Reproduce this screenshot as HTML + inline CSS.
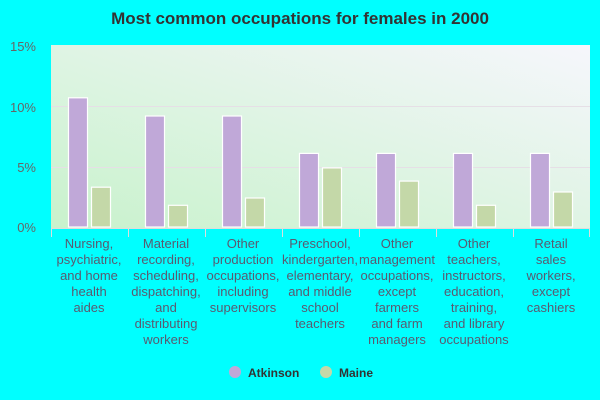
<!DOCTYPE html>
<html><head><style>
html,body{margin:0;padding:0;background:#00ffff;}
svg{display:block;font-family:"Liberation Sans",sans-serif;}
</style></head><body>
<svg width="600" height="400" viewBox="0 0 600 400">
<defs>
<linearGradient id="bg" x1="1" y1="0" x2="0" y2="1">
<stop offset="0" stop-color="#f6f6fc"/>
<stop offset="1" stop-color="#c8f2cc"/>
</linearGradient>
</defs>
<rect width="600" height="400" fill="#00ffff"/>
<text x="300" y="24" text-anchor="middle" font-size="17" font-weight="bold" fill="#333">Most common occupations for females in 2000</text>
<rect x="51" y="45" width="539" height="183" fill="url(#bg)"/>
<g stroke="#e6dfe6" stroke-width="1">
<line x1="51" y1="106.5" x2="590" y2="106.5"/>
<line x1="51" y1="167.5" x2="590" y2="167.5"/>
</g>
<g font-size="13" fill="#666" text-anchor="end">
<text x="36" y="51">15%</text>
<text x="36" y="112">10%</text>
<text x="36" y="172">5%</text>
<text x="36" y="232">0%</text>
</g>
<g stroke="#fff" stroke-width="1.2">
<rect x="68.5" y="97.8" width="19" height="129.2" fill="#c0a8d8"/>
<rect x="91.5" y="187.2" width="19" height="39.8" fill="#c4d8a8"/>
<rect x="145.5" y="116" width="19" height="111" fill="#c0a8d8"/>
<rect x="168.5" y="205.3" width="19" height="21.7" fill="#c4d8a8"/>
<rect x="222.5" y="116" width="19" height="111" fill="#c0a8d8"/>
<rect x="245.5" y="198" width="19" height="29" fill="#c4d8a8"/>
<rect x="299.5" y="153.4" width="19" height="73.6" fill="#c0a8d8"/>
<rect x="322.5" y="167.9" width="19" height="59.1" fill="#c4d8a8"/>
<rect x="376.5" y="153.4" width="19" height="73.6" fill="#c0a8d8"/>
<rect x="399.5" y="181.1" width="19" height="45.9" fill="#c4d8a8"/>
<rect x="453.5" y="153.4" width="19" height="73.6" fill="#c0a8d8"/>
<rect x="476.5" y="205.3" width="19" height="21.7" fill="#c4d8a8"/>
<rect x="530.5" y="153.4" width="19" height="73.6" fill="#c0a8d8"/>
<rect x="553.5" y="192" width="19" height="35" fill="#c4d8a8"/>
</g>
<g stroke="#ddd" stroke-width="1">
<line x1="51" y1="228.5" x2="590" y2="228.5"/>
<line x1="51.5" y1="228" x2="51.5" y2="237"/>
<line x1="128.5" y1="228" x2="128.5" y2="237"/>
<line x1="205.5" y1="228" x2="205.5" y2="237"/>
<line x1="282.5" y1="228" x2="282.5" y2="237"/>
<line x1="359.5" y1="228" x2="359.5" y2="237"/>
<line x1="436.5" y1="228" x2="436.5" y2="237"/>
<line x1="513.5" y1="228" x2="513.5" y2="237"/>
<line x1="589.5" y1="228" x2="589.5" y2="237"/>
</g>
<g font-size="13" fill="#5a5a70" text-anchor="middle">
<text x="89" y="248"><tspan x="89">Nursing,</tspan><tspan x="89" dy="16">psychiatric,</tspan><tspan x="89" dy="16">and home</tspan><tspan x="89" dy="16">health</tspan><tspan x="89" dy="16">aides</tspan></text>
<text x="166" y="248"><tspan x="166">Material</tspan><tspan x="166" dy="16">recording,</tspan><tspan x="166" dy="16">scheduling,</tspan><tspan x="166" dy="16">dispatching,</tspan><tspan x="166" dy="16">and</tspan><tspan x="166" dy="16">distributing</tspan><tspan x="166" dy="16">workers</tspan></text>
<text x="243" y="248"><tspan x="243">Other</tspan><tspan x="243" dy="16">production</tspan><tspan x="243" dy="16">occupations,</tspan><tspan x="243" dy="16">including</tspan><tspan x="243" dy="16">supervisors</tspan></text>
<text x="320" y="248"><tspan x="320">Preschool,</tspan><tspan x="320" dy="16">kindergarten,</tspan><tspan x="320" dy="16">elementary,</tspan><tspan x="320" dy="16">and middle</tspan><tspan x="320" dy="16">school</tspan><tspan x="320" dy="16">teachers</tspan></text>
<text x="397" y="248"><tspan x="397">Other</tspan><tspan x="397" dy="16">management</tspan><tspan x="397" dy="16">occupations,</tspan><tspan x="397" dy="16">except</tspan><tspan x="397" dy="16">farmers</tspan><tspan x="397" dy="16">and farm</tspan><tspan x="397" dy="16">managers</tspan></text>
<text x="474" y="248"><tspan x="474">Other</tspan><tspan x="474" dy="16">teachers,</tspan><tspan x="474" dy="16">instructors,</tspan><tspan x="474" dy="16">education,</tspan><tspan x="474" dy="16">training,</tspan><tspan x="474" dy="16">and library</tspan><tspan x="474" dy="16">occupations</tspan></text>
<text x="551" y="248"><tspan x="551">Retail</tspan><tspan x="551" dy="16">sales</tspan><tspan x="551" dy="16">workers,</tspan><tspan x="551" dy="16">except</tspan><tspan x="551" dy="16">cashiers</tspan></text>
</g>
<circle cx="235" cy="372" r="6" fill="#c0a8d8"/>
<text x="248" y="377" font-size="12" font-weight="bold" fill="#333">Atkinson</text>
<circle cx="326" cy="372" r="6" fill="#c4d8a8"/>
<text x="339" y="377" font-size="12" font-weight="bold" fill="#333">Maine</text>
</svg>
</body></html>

━━━━━━━━

Reproduce the listing exactly. Leave its pictures out.

**FULL OUTPUT:**
Reproduce this screenshot as HTML + inline CSS.
<!DOCTYPE html>
<html><head><style>
html,body{margin:0;padding:0;background:#00ffff;}
svg{display:block;font-family:"Liberation Sans",sans-serif;}
</style></head><body>
<svg width="600" height="400" viewBox="0 0 600 400">
<defs>
<linearGradient id="bg" x1="1" y1="0" x2="0" y2="1">
<stop offset="0" stop-color="#f6f6fc"/>
<stop offset="1" stop-color="#c8f2cc"/>
</linearGradient>
</defs>
<rect width="600" height="400" fill="#00ffff"/>
<text x="300" y="24" text-anchor="middle" font-size="17" font-weight="bold" fill="#333">Most common occupations for females in 2000</text>
<rect x="51" y="45" width="539" height="183" fill="url(#bg)"/>
<g stroke="#e6dfe6" stroke-width="1">
<line x1="51" y1="106.5" x2="590" y2="106.5"/>
<line x1="51" y1="167.5" x2="590" y2="167.5"/>
</g>
<g font-size="13" fill="#666" text-anchor="end">
<text x="36" y="51">15%</text>
<text x="36" y="112">10%</text>
<text x="36" y="172">5%</text>
<text x="36" y="232">0%</text>
</g>
<g stroke="#fff" stroke-width="1.2">
<rect x="68.5" y="97.8" width="19" height="129.2" fill="#c0a8d8"/>
<rect x="91.5" y="187.2" width="19" height="39.8" fill="#c4d8a8"/>
<rect x="145.5" y="116" width="19" height="111" fill="#c0a8d8"/>
<rect x="168.5" y="205.3" width="19" height="21.7" fill="#c4d8a8"/>
<rect x="222.5" y="116" width="19" height="111" fill="#c0a8d8"/>
<rect x="245.5" y="198" width="19" height="29" fill="#c4d8a8"/>
<rect x="299.5" y="153.4" width="19" height="73.6" fill="#c0a8d8"/>
<rect x="322.5" y="167.9" width="19" height="59.1" fill="#c4d8a8"/>
<rect x="376.5" y="153.4" width="19" height="73.6" fill="#c0a8d8"/>
<rect x="399.5" y="181.1" width="19" height="45.9" fill="#c4d8a8"/>
<rect x="453.5" y="153.4" width="19" height="73.6" fill="#c0a8d8"/>
<rect x="476.5" y="205.3" width="19" height="21.7" fill="#c4d8a8"/>
<rect x="530.5" y="153.4" width="19" height="73.6" fill="#c0a8d8"/>
<rect x="553.5" y="192" width="19" height="35" fill="#c4d8a8"/>
</g>
<g stroke="#ddd" stroke-width="1">
<line x1="51" y1="228.5" x2="590" y2="228.5"/>
<line x1="51.5" y1="228" x2="51.5" y2="237"/>
<line x1="128.5" y1="228" x2="128.5" y2="237"/>
<line x1="205.5" y1="228" x2="205.5" y2="237"/>
<line x1="282.5" y1="228" x2="282.5" y2="237"/>
<line x1="359.5" y1="228" x2="359.5" y2="237"/>
<line x1="436.5" y1="228" x2="436.5" y2="237"/>
<line x1="513.5" y1="228" x2="513.5" y2="237"/>
<line x1="589.5" y1="228" x2="589.5" y2="237"/>
</g>
<g font-size="13" fill="#5a5a70" text-anchor="middle">
<text x="89" y="248"><tspan x="89">Nursing,</tspan><tspan x="89" dy="16">psychiatric,</tspan><tspan x="89" dy="16">and home</tspan><tspan x="89" dy="16">health</tspan><tspan x="89" dy="16">aides</tspan></text>
<text x="166" y="248"><tspan x="166">Material</tspan><tspan x="166" dy="16">recording,</tspan><tspan x="166" dy="16">scheduling,</tspan><tspan x="166" dy="16">dispatching,</tspan><tspan x="166" dy="16">and</tspan><tspan x="166" dy="16">distributing</tspan><tspan x="166" dy="16">workers</tspan></text>
<text x="243" y="248"><tspan x="243">Other</tspan><tspan x="243" dy="16">production</tspan><tspan x="243" dy="16">occupations,</tspan><tspan x="243" dy="16">including</tspan><tspan x="243" dy="16">supervisors</tspan></text>
<text x="320" y="248"><tspan x="320">Preschool,</tspan><tspan x="320" dy="16">kindergarten,</tspan><tspan x="320" dy="16">elementary,</tspan><tspan x="320" dy="16">and middle</tspan><tspan x="320" dy="16">school</tspan><tspan x="320" dy="16">teachers</tspan></text>
<text x="397" y="248"><tspan x="397">Other</tspan><tspan x="397" dy="16">management</tspan><tspan x="397" dy="16">occupations,</tspan><tspan x="397" dy="16">except</tspan><tspan x="397" dy="16">farmers</tspan><tspan x="397" dy="16">and farm</tspan><tspan x="397" dy="16">managers</tspan></text>
<text x="474" y="248"><tspan x="474">Other</tspan><tspan x="474" dy="16">teachers,</tspan><tspan x="474" dy="16">instructors,</tspan><tspan x="474" dy="16">education,</tspan><tspan x="474" dy="16">training,</tspan><tspan x="474" dy="16">and library</tspan><tspan x="474" dy="16">occupations</tspan></text>
<text x="551" y="248"><tspan x="551">Retail</tspan><tspan x="551" dy="16">sales</tspan><tspan x="551" dy="16">workers,</tspan><tspan x="551" dy="16">except</tspan><tspan x="551" dy="16">cashiers</tspan></text>
</g>
<circle cx="235" cy="372" r="6" fill="#c0a8d8"/>
<text x="248" y="377" font-size="12" font-weight="bold" fill="#333">Atkinson</text>
<circle cx="326" cy="372" r="6" fill="#c4d8a8"/>
<text x="339" y="377" font-size="12" font-weight="bold" fill="#333">Maine</text>
</svg>
</body></html>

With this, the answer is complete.